Advanced Calibration Techniques for Specialized Applications

For professionals or enthusiasts working with unusual salinity ranges, standard single-point calibration may not be sufficient. Here are advanced methods.

Low-Salinity (Brackish) Environments

If you measure water in a brackish system (e.g., 5–15 ppt), calibrating only at 35 ppt may leave you with an offset at low range. Use two-point calibration: calibrate at 5 ppt (or the lowest standard your meter accepts) and at 35 ppt. This linearizes the response over the entire range.

Using Certified Reference Materials (CRMs)

For laboratory-grade accuracy, obtain a certified reference material from the Australian National Measurement Institute (NMI) or the National Institute of Standards and Technology (NIST) that matches your desired salinity.

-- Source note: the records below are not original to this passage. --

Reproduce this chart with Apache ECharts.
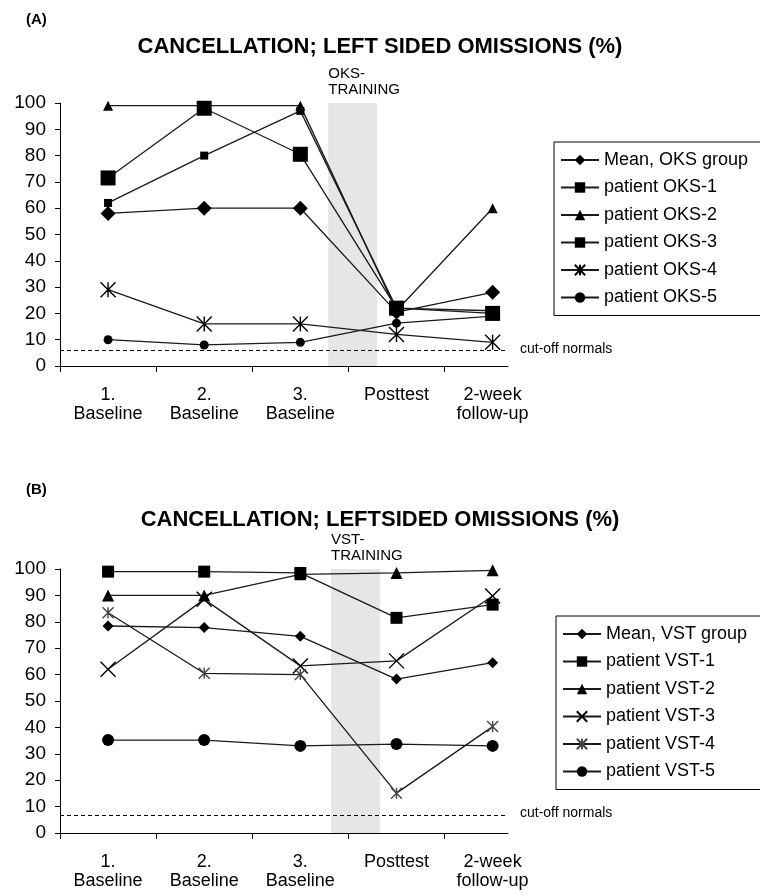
<!DOCTYPE html>
<html><head><meta charset="utf-8">
<script src="https://cdn.jsdelivr.net/npm/echarts@6/dist/echarts.min.js"></script>
<style>html,body{margin:0;padding:0;background:#fff}#c{width:760px;height:896px}</style>
</head><body><div id="c"></div>
<script>
// ---- data ----
const categories = ['1.\nBaseline', '2.\nBaseline', '3.\nBaseline', 'Posttest', '2-week\nfollow-up'];
const yTickValues = [0, 10, 20, 30, 40, 50, 60, 70, 80, 90, 100];

const oksNames = ['Mean, OKS group', 'patient OKS-1', 'patient OKS-2', 'patient OKS-3', 'patient OKS-4', 'patient OKS-5'];
const oksMean = [58, 60, 60, 20.5, 28];
const oks1 = [62, 80, 97, 22, 21];
const oks2 = [99, 99, 99, 21, 60];
const oks3 = [71.5, 98, 80.5, 22, 20];
const oks4 = [29, 16, 16, 12, 9];
const oks5 = [10, 8, 9, 16.3, 19];
const oksCutoff = 5.8;
const oksBand = [2.79, 3.30];

const vstNames = ['Mean, VST group', 'patient VST-1', 'patient VST-2', 'patient VST-3', 'patient VST-4', 'patient VST-5'];
const vstMean = [78.4, 77.8, 74.5, 58.3, 64.5];
const vst1 = [99, 99, 98.5, 81.5, 86.5];
const vst2 = [90, 90, 98, 98.5, 99.5];
const vst3 = [62, 88.5, 63.3, 65.2, 89.8];
const vst4 = [83.4, 60.5, 60, 15.1, 40.3];
const vst5 = [35.2, 35.2, 33, 33.7, 33];
const vstCutoff = 6.6;
const vstBand = [2.82, 3.33];

// ---- chart ----
const FONT = 'Liberation Sans, Arial, sans-serif';
const XMAX = 4.66;
const STAR = 'path://M0,0L10,10M10,0L0,10M5,0L5,10';
const CROSS = 'path://M0,0L10,10M10,0L0,10';

function line(name, values, g, symbol, size, extra) {
  const s = {
    name: name, type: 'line', xAxisIndex: g, yAxisIndex: g, z: 5,
    data: values.map((v, i) => [i + 0.5, v]),
    symbol: symbol, symbolSize: size, showSymbol: true,
    lineStyle: { color: '#1a1a1a', width: 1.3 },
    itemStyle: { color: '#000', borderColor: '#000', borderWidth: 0 },
    emphasis: { disabled: true }, animation: false
  };
  if (extra && extra.stroke) {
    s.itemStyle = { color: 'none', borderColor: extra.stroke, borderWidth: 1.4 };
  }
  return s;
}

function deco(g, band, cutoff, label) {
  return {
    type: 'line', xAxisIndex: g, yAxisIndex: g, data: [], z: 1, silent: true, animation: false,
    markArea: {
      silent: true,
      itemStyle: { color: '#e6e6e6' },
      label: { show: true, formatter: label, position: [0, -37], align: 'left', verticalAlign: 'top',
               fontFamily: FONT, fontSize: 15, lineHeight: 16, color: '#000' },
      data: [[{ xAxis: band[0], yAxis: 0 }, { xAxis: band[1], yAxis: 100 }]]
    },
    markLine: {
      silent: true, symbol: ['none', 'none'],
      lineStyle: { type: [4, 3], color: '#000', width: 1 },
      label: { show: true, position: 'end', formatter: 'cut-off normals', distance: 12,
               fontFamily: FONT, fontSize: 14, color: '#000', offset: [0, -2] },
      data: [[{ coord: [0, cutoff] }, { coord: [XMAX, cutoff] }]]
    }
  };
}

function xAxis(g) {
  return {
    type: 'value', gridIndex: g, min: 0, max: XMAX, interval: 1,
    axisLine: { show: true, lineStyle: { color: '#000', width: 1 } },
    axisTick: { show: true, length: 6, customValues: [0, 1, 2, 3, 4], lineStyle: { color: '#000' } },
    axisLabel: { customValues: [0.5, 1.5, 2.5, 3.5, 4.5], formatter: v => categories[Math.floor(v)],
                 fontFamily: FONT, fontSize: 18, lineHeight: 19, margin: 20, color: '#000' },
    splitLine: { show: false }
  };
}
function yAxis(g) {
  return {
    type: 'value', gridIndex: g, min: yTickValues[0], max: yTickValues[yTickValues.length - 1], interval: 10,
    axisLine: { show: true, lineStyle: { color: '#000', width: 1 } },
    axisTick: { show: true, length: 5, lineStyle: { color: '#000' } },
    axisLabel: { fontFamily: FONT, fontSize: 19, margin: 14, color: '#000' },
    splitLine: { show: false }
  };
}
function legend(names, left, top) {
  return {
    data: names, orient: 'vertical', left: left, top: top,
    itemWidth: 38, itemHeight: 13, itemGap: 9.5,
    borderColor: '#000', borderWidth: 1, padding: [9, 60, 9, 6],
    textStyle: { fontFamily: FONT, fontSize: 18, color: '#000' },
    selectedMode: false
  };
}

const option = {
  backgroundColor: '#fff',
  animation: false,
  title: [
    { text: '(A)', left: 26, top: 12, padding: 0, textStyle: { fontFamily: FONT, fontSize: 15, fontWeight: 'bold', color: '#000' } },
    { text: 'CANCELLATION; LEFT SIDED OMISSIONS (%)', left: 'center', top: 36, padding: 0,
      textStyle: { fontFamily: FONT, fontSize: 22, fontWeight: 'bold', color: '#000' } },
    { text: '(B)', left: 26, top: 482, padding: 0, textStyle: { fontFamily: FONT, fontSize: 15, fontWeight: 'bold', color: '#000' } },
    { text: 'CANCELLATION; LEFTSIDED OMISSIONS (%)', left: 'center', top: 509, padding: 0,
      textStyle: { fontFamily: FONT, fontSize: 22, fontWeight: 'bold', color: '#000' } }
  ],
  grid: [
    { left: 60, right: 760 - 508, top: 103, bottom: 896 - 366 },
    { left: 60, right: 760 - 508, top: 569, bottom: 896 - 833 }
  ],
  xAxis: [xAxis(0), xAxis(1)],
  yAxis: [yAxis(0), yAxis(1)],
  legend: [legend(oksNames, 554, 142), legend(vstNames, 556, 616)],
  series: [
    deco(0, oksBand, oksCutoff, 'OKS-\nTRAINING'),
    deco(1, vstBand, vstCutoff, 'VST-\nTRAINING'),
    line(oksNames[0], oksMean, 0, 'diamond', 15),
    line(oksNames[1], oks1, 0, 'rect', 8),
    line(oksNames[2], oks2, 0, 'triangle', 10),
    line(oksNames[3], oks3, 0, 'rect', 15),
    line(oksNames[4], oks4, 0, STAR, 15, { stroke: '#000' }),
    line(oksNames[5], oks5, 0, 'circle', 9),
    line(vstNames[0], vstMean, 1, 'diamond', 11),
    line(vstNames[1], vst1, 1, 'rect', 12),
    line(vstNames[2], vst2, 1, 'triangle', 12),
    line(vstNames[3], vst3, 1, CROSS, 15, { stroke: '#000' }),
    line(vstNames[4], vst4, 1, STAR, 11, { stroke: '#444' }),
    line(vstNames[5], vst5, 1, 'circle', 12)
  ]
};
const chart = echarts.init(document.getElementById('c'), null, { renderer: 'canvas' });
chart.setOption(option);
</script>
</body></html>
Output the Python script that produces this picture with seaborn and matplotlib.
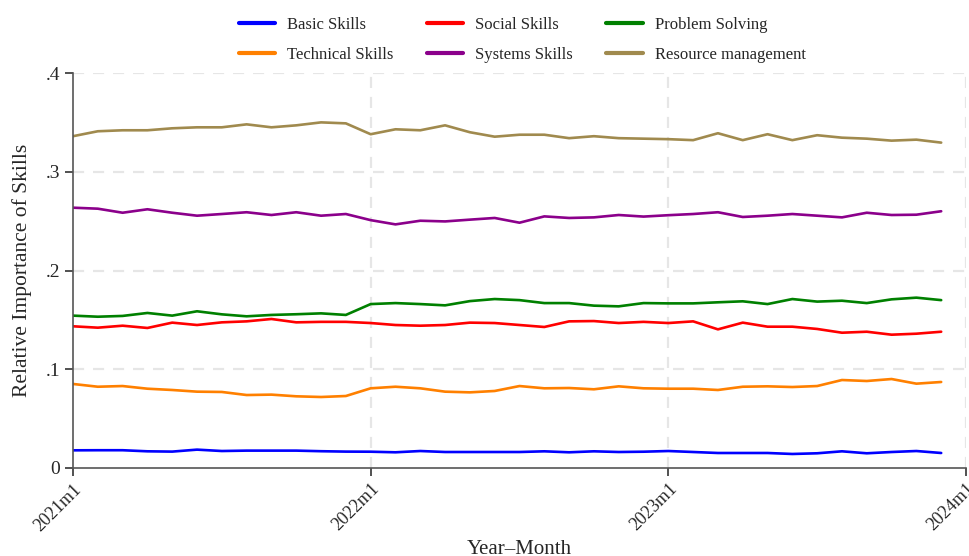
import numpy as np
import pandas as pd
import matplotlib
matplotlib.use("Agg")
import matplotlib.pyplot as plt
import seaborn as sns

# Monthly observations, 2021m1 .. 2023m12
months = pd.period_range("2021-01", "2023-12", freq="M")

basic_skills = [0.0179, 0.0180, 0.0180, 0.0169, 0.0166, 0.0186, 0.0172, 0.0176, 0.0176, 0.0176, 0.0170, 0.0166,
                0.0165, 0.0159, 0.0172, 0.0162, 0.0162, 0.0162, 0.0162, 0.0169, 0.0159, 0.0169, 0.0162, 0.0165,
                0.0172, 0.0162, 0.0152, 0.0152, 0.0152, 0.0142, 0.0149, 0.0169, 0.0149, 0.0162, 0.0172, 0.0152]
social_skills = [0.1435, 0.1421, 0.1441, 0.1418, 0.1472, 0.1448, 0.1475, 0.1485, 0.1509, 0.1475, 0.1480, 0.1480,
                 0.1468, 0.1448, 0.1441, 0.1448, 0.1472, 0.1468, 0.1448, 0.1428, 0.1485, 0.1488, 0.1468, 0.1480,
                 0.1468, 0.1485, 0.1404, 0.1472, 0.1431, 0.1431, 0.1408, 0.1370, 0.1380, 0.1350, 0.1360, 0.1380]
problem_solving = [0.1543, 0.1532, 0.1540, 0.1570, 0.1543, 0.1587, 0.1556, 0.1536, 0.1550, 0.1557, 0.1566, 0.1550,
                   0.1660, 0.1670, 0.1660, 0.1647, 0.1690, 0.1711, 0.1700, 0.1670, 0.1670, 0.1644, 0.1637, 0.1670,
                   0.1667, 0.1667, 0.1678, 0.1688, 0.1660, 0.1711, 0.1685, 0.1694, 0.1670, 0.1708, 0.1725, 0.1700]
technical_skills = [0.0851, 0.0823, 0.0830, 0.0803, 0.0790, 0.0773, 0.0770, 0.0739, 0.0743, 0.0726, 0.0719, 0.0729,
                    0.0807, 0.0823, 0.0807, 0.0773, 0.0766, 0.0780, 0.0830, 0.0807, 0.0810, 0.0797, 0.0827, 0.0807,
                    0.0803, 0.0803, 0.0790, 0.0823, 0.0827, 0.0820, 0.0830, 0.0891, 0.0881, 0.0901, 0.0854, 0.0871]
systems_skills = [0.2636, 0.2626, 0.2585, 0.2620, 0.2585, 0.2555, 0.2572, 0.2590, 0.2562, 0.2590, 0.2555, 0.2572,
                  0.2510, 0.2467, 0.2504, 0.2497, 0.2515, 0.2532, 0.2484, 0.2548, 0.2532, 0.2538, 0.2562, 0.2546,
                  0.2560, 0.2572, 0.2590, 0.2542, 0.2555, 0.2572, 0.2555, 0.2538, 0.2585, 0.2562, 0.2565, 0.2600]
resource_management = [0.3360, 0.3410, 0.3420, 0.3420, 0.3440, 0.3450, 0.3450, 0.3480, 0.3450, 0.3470, 0.3500, 0.3490,
                       0.3380, 0.3430, 0.3420, 0.3470, 0.3400, 0.3355, 0.3375, 0.3375, 0.3340, 0.3360, 0.3340, 0.3335,
                       0.3330, 0.3320, 0.3390, 0.3320, 0.3380, 0.3320, 0.3370, 0.3345, 0.3335, 0.3315, 0.3325, 0.3295]

skill_names = ["Basic Skills", "Social Skills", "Problem Solving",
               "Technical Skills", "Systems Skills", "Resource management"]
skill_values = [basic_skills, social_skills, problem_solving,
                technical_skills, systems_skills, resource_management]
skill_colors = ["#0000FF", "#FF0000", "#008000", "#FF8000", "#8B008B", "#A08A4E"]

tick_positions = [0, 12, 24, 36]
tick_labels = ["2021m1", "2022m1", "2023m1", "2024m1"]
ytick_values = [0, 0.1, 0.2, 0.3, 0.4]
ytick_labels = ["0", ".1", ".2", ".3", ".4"]

month_index = np.arange(len(months))
df = pd.concat(
    [pd.DataFrame({"t": month_index, "value": vals, "skill": name})
     for name, vals in zip(skill_names, skill_values)],
    ignore_index=True,
)

sns.set_theme(style="white")
plt.rcParams["font.family"] = ["Liberation Serif", "DejaVu Serif"]

fig = plt.figure(figsize=(9.70, 5.56), dpi=100)
ax = fig.add_axes([73 / 970, 1 - 468 / 556, (966 - 73) / 970, (468 - 73) / 556])

sns.lineplot(data=df, x="t", y="value", hue="skill", hue_order=skill_names,
             palette=dict(zip(skill_names, skill_colors)), linewidth=1.9, ax=ax,
             legend=True)

ax.set_xlim(0, 36)
ax.set_ylim(0, 0.4)
ax.set_xticks(tick_positions)
ax.set_xticklabels(tick_labels, rotation=45, ha="right", rotation_mode="anchor", fontsize=13)
ax.set_yticks(ytick_values)
ax.set_yticklabels(ytick_labels, fontsize=14)
ax.tick_params(axis="both", direction="out", length=6, width=1.2, color="#333333",
               bottom=True, left=True, pad=3)

# dashed reference grid
for yv in ytick_values[1:]:
    ax.axhline(yv, color="#E6E6E6", linewidth=1.6, linestyle=(0, (5, 4)), zorder=0)
for xv in tick_positions[1:]:
    ax.axvline(xv, color="#E6E6E6", linewidth=1.6, linestyle=(0, (5, 4)), zorder=0)

for side in ["top", "right"]:
    ax.spines[side].set_visible(False)
for side in ["left", "bottom"]:
    ax.spines[side].set_color("#555555")
    ax.spines[side].set_linewidth(1.2)

ax.set_xlabel("Year–Month", fontsize=15, labelpad=4)
ax.set_ylabel("Relative Importance of Skills", fontsize=15.5, labelpad=10)

# legend filled row by row: three entries per row
handles, labels = ax.get_legend_handles_labels()
order = [0, 3, 1, 4, 2, 5]
ax.legend([handles[i] for i in order], [labels[i] for i in order],
          ncol=3, loc="lower center", bbox_to_anchor=(0.503, 0.987),
          frameon=False, fontsize=12, handlelength=2.2, columnspacing=2.0,
          handletextpad=0.7, labelspacing=0.85)
for line in ax.get_legend().get_lines():
    line.set_linewidth(3.0)

fig.savefig("out.png", dpi=100)
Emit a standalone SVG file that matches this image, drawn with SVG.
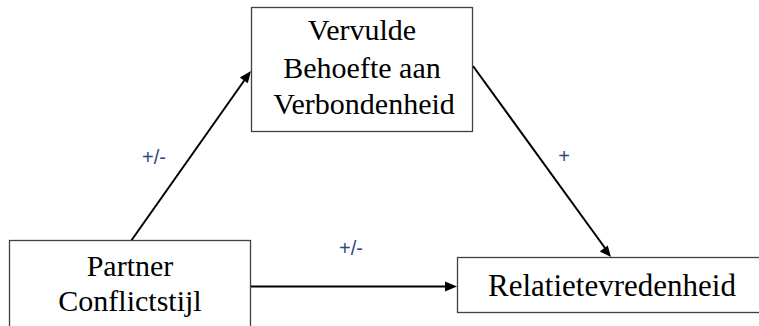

These solutions have extremely tight tolerances (±0.01 ppt) and are traceable to international standards. Use them for periodic verification rather than everyday calibration to save cost.

Adjusting Temperature Coefficient

Some high-end meters allow you to set a custom temperature coefficient (typically 1.9–2.1% per °C for natural seawater). If you consistently measure water at a temperature far from the default reference, adjusting this coefficient can improve accuracy. However, this requires measuring the actual conductivity of your water at different temperatures—a process best left to advanced users with a temperature-controlled bath.

Conclusion

A digital salinity monitor is only as good as its setup and care. By configuring essential settings like temperature compensation and measurement units, using high-quality calibration solutions with a disciplined procedure, and performing regular maintenance, you can achieve consistent, reliable readings that keep your aquatic life or agricultural system healthy. Do not treat calibration as an afterthought—integrate it into your weekly routine. With the tips provided in this guide, you will have the confidence to trust your readings and make timely adjustments. For further reading, consult the HANNA Instruments salinity monitoring guides or the YSI expertise on conductivity measurement. Remember, precision in water management starts at the probe tip.